Não distinguem entre o colunista e o crítico. Talvez seja oportuno explicar à atual diretoria da ACET/Associação Carioca de Empresários Teatrais, que nunca mais teve qualquer espécie de eficácia, exceto na cobrança de cotas dos associados, desde que Orlando Miranda trocou a sua presidência pela do SNT, que o colunista noticia e, para isto, deve ser regularmente abastecido do material adequado, como, aliás, qualquer departamento especializado de tevê faz com exemplar eficiência; o crítico, por sua vez, opina, e deve fazê-lo com a certeza de que a sua boa fé será sempre reconhecida , mesmo quando, aparentemente, erra, o criticado nunca se julga digno da reprovação alheia, quando o crítico discorda do seu trabalho ele acha que é animosidade pessoal ou então que o crítico “não sacou”.

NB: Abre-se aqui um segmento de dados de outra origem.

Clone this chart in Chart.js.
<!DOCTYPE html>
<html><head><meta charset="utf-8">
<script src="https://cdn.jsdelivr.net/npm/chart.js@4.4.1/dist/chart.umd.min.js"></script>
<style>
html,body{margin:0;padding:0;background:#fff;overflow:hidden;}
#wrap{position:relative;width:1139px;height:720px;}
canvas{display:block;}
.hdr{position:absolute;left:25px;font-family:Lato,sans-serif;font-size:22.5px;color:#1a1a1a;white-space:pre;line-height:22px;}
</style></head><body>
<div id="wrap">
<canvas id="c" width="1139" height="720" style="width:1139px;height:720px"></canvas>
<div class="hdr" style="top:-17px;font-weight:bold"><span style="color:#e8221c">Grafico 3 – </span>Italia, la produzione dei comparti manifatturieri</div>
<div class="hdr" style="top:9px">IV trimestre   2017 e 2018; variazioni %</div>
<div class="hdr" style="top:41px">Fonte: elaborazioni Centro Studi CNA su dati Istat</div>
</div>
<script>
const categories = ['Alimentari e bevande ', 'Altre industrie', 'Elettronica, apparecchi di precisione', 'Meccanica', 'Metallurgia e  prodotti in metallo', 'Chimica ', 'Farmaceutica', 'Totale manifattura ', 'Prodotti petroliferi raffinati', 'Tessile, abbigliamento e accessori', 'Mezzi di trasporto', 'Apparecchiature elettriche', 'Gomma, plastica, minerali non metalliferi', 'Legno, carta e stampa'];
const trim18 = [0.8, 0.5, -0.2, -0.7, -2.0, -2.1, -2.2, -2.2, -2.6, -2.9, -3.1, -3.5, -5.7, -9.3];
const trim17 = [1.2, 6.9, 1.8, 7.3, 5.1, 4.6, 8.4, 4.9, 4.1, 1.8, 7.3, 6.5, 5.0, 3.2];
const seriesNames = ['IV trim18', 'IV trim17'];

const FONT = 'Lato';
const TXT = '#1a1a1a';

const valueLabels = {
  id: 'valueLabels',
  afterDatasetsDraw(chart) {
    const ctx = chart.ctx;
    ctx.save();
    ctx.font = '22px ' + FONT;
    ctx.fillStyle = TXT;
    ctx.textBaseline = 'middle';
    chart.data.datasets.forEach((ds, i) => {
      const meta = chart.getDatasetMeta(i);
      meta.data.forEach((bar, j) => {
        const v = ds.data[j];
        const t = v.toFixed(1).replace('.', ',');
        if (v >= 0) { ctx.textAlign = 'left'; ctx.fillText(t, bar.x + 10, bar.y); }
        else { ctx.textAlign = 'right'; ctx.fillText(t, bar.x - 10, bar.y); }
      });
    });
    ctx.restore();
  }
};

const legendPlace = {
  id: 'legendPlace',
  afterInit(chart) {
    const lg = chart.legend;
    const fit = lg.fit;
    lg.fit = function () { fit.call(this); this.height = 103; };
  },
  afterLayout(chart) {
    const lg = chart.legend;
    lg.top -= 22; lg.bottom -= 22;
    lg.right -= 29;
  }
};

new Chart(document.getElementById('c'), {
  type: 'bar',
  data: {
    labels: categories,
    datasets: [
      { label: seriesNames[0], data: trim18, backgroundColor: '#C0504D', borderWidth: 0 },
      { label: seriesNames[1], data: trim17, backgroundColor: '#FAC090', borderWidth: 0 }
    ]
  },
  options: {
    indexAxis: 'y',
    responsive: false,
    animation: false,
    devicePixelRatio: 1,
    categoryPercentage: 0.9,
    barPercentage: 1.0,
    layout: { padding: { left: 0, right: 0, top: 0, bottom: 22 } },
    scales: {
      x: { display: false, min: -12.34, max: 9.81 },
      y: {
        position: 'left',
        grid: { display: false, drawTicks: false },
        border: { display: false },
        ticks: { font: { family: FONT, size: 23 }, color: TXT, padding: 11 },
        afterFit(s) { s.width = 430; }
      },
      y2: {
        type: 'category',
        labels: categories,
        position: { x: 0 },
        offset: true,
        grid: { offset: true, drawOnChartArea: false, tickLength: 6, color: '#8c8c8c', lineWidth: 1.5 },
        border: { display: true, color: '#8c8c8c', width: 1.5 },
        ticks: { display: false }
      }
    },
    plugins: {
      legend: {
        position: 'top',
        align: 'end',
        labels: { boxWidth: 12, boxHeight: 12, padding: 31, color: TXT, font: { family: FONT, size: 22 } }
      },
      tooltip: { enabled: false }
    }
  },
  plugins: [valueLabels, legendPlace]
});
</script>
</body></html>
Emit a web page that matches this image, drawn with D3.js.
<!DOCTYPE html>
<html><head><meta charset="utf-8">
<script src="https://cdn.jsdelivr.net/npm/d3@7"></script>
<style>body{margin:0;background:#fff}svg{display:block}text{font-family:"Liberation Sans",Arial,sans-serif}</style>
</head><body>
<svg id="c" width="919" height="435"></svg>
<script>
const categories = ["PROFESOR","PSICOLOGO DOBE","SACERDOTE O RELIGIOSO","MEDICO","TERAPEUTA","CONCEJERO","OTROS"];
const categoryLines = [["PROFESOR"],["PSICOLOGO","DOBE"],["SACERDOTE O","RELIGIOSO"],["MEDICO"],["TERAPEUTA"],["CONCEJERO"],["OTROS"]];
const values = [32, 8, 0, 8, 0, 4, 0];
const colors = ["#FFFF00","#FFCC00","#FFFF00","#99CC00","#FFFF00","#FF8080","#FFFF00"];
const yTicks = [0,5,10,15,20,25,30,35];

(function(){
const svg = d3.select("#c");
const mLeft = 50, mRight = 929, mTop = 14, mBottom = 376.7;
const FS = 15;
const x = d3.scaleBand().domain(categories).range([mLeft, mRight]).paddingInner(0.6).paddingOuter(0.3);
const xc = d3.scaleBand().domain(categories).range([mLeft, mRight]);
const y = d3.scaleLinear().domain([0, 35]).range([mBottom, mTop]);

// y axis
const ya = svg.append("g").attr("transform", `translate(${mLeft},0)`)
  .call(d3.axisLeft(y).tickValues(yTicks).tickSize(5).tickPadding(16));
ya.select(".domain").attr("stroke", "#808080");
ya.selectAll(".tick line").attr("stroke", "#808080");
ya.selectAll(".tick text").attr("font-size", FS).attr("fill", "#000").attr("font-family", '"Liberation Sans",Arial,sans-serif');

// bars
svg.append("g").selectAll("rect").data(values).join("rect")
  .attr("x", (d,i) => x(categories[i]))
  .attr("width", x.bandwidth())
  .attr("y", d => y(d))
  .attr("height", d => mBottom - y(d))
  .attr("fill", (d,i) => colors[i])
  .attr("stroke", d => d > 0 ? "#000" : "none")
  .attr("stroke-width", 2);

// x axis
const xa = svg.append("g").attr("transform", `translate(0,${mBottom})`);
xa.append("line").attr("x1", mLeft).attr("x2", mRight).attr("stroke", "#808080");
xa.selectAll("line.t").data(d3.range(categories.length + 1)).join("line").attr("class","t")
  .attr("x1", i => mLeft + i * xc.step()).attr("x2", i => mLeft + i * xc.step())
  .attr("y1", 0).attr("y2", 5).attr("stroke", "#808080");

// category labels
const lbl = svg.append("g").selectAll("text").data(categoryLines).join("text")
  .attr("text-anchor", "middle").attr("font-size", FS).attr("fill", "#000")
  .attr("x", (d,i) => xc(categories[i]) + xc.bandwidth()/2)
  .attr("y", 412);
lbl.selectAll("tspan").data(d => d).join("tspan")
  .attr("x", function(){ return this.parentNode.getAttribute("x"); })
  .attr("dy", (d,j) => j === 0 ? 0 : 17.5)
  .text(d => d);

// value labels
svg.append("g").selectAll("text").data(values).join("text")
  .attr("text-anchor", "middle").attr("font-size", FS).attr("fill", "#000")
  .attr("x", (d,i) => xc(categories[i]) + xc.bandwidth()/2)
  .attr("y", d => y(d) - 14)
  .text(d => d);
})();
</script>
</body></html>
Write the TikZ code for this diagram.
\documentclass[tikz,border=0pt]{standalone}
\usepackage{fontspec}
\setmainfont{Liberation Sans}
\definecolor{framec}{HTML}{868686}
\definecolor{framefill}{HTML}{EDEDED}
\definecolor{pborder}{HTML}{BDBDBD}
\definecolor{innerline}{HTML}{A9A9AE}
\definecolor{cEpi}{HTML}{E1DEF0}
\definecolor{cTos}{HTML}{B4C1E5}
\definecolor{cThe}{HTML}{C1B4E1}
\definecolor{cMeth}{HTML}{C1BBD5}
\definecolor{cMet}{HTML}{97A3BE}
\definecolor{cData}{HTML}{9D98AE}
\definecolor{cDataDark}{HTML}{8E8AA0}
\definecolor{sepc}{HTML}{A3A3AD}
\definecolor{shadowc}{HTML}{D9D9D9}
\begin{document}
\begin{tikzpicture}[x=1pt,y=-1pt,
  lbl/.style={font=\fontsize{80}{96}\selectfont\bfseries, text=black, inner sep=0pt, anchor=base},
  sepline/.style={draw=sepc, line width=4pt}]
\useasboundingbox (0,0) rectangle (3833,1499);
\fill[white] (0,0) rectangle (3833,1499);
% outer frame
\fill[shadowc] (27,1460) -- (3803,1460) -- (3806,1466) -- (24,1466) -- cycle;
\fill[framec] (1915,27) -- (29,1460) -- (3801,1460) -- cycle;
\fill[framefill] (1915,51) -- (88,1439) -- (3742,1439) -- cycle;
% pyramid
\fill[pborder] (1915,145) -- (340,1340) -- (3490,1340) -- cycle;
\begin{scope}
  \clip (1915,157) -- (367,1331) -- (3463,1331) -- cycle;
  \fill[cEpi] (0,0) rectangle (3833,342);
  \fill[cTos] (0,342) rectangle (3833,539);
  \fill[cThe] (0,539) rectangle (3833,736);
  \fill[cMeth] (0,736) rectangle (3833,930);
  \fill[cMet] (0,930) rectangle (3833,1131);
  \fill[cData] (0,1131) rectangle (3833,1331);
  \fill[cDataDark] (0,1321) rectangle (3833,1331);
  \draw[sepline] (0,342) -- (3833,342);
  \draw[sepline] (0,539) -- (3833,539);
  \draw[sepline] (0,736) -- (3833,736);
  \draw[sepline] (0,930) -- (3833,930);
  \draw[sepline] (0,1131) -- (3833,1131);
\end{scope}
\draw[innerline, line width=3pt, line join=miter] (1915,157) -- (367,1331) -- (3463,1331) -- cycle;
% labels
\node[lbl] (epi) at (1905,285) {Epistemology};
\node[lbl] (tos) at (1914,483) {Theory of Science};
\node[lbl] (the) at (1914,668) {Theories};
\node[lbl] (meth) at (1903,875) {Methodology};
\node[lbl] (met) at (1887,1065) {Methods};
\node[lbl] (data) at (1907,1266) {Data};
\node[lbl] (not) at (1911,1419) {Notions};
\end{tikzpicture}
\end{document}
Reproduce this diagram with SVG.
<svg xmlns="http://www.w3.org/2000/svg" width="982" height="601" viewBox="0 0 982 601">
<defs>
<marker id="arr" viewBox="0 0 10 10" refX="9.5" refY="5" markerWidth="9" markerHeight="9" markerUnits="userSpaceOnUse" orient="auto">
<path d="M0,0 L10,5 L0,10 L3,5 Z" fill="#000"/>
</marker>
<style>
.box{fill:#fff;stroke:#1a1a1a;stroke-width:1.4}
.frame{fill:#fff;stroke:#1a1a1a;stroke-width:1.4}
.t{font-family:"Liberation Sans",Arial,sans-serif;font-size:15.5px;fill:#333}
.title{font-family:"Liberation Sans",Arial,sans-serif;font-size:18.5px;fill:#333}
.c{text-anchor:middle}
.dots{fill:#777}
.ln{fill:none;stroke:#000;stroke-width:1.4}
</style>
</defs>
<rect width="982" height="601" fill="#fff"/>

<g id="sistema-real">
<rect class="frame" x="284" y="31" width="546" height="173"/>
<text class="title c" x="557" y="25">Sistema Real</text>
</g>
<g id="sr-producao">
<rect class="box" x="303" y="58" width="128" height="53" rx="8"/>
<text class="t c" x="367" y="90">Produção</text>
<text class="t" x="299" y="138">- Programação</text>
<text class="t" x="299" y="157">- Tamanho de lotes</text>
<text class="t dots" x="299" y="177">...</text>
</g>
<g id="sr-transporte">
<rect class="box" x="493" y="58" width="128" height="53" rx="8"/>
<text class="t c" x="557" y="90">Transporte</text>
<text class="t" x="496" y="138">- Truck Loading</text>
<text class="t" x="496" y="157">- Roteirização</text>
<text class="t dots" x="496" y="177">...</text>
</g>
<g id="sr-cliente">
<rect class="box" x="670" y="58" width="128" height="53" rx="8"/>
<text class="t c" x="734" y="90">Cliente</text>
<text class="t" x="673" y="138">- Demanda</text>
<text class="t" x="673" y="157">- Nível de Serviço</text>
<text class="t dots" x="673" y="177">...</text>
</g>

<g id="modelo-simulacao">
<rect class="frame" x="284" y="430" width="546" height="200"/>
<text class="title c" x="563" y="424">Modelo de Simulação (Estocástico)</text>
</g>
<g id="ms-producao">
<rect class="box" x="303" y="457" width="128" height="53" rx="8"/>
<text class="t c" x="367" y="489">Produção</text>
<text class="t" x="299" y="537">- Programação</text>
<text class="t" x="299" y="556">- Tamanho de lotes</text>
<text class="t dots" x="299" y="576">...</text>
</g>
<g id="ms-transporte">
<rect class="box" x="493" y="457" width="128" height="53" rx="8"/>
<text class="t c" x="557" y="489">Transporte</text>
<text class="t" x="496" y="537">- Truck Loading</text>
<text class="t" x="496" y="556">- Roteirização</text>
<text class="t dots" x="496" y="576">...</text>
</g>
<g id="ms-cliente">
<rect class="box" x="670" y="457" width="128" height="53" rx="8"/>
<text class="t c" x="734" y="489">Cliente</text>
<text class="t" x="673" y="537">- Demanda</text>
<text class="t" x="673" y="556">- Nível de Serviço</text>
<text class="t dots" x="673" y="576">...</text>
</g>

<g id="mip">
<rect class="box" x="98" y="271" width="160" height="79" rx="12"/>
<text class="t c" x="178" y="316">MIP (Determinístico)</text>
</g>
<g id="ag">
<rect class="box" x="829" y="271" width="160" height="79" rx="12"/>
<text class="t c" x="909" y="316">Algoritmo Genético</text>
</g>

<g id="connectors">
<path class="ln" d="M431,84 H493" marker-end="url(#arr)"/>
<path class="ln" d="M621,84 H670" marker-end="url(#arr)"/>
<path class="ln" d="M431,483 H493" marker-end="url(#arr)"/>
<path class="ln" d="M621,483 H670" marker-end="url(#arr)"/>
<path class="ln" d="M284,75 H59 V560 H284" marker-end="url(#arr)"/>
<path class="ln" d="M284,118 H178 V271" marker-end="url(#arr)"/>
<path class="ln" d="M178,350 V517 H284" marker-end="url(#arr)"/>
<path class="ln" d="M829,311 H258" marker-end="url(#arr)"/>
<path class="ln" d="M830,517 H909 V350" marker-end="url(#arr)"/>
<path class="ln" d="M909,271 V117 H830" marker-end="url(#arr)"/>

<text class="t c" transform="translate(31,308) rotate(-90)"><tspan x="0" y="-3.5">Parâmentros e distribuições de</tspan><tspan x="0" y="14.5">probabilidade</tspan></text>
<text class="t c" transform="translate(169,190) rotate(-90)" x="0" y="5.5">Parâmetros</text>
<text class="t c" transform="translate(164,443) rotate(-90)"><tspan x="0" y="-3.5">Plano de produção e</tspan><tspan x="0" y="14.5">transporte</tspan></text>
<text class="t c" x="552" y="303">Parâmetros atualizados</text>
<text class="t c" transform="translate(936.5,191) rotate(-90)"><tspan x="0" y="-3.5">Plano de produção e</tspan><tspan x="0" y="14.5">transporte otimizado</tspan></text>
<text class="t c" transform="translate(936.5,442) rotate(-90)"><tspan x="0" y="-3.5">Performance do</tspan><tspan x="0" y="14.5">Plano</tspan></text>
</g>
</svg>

Sei que esta é uma briga velha, que tem no mínimo dois mil anos. Mas gostaria de relembrar um outro princípio, também bastante provecto: nenhum elogio vale, se o direito de crítica não for pleno. Por outro lado o crítico é o produto do material que tem ao seu alcance. Ele se desenvolve ou estagna, quando não retrocede, de acordo com o nível das propostas; é a outra face do trabalho criador, o seu reflexo, o se exegeta ou severo juiz. Cabe-lhe não poupar os embusteiros, defender o teatro enquanto arte contra os baixos manipuladores de negócio.

Estar ao lado dos que têm espírito de missão, dos que não incentivam o público no que tem de pior e mais rasteiro, dos que servem o teatro como meio de informação e formação e não como vulgar empreendimento comercial, sujeito estritamente ao binômio investimento/lucro.

O teatro é tão importante que, por toda a parte, os governos assumem a obrigação de o subsidiar. E uma atividade que, até hoje, sempre se socorreu dos cofres públicos, tem responsabilidade social redobrada: afinal, de um modo ou de outro, todos o pagamos, adquirindo nossos ingressos na bilheteria ou através dos impostos que, em parte, o Governo canaliza para a atividade cultural.

O teatro, em suma, é um bem comum. Nele, portanto, não devia haver inimigos, mas pessoas, artistas, produtores, técnicos, críticos, trabalhando para o mesmo objetivo, acima de naturais divergências de opinião e de interesses imediatistas, para que não se dissesse – ainda agora um conhecido ator o repetia – que o público brasileiro não gosta de teatro. Não é verdade. Rigorosamente, não é verdade. O êxito estrondoso de Gota D’Água veio demonstrar que o público brasileiro não gosta é de mau teatro e que pode ser enganado por algum tempo, mas não sempre.

Senhores empresários, profissionalizem-se. Já é tempo.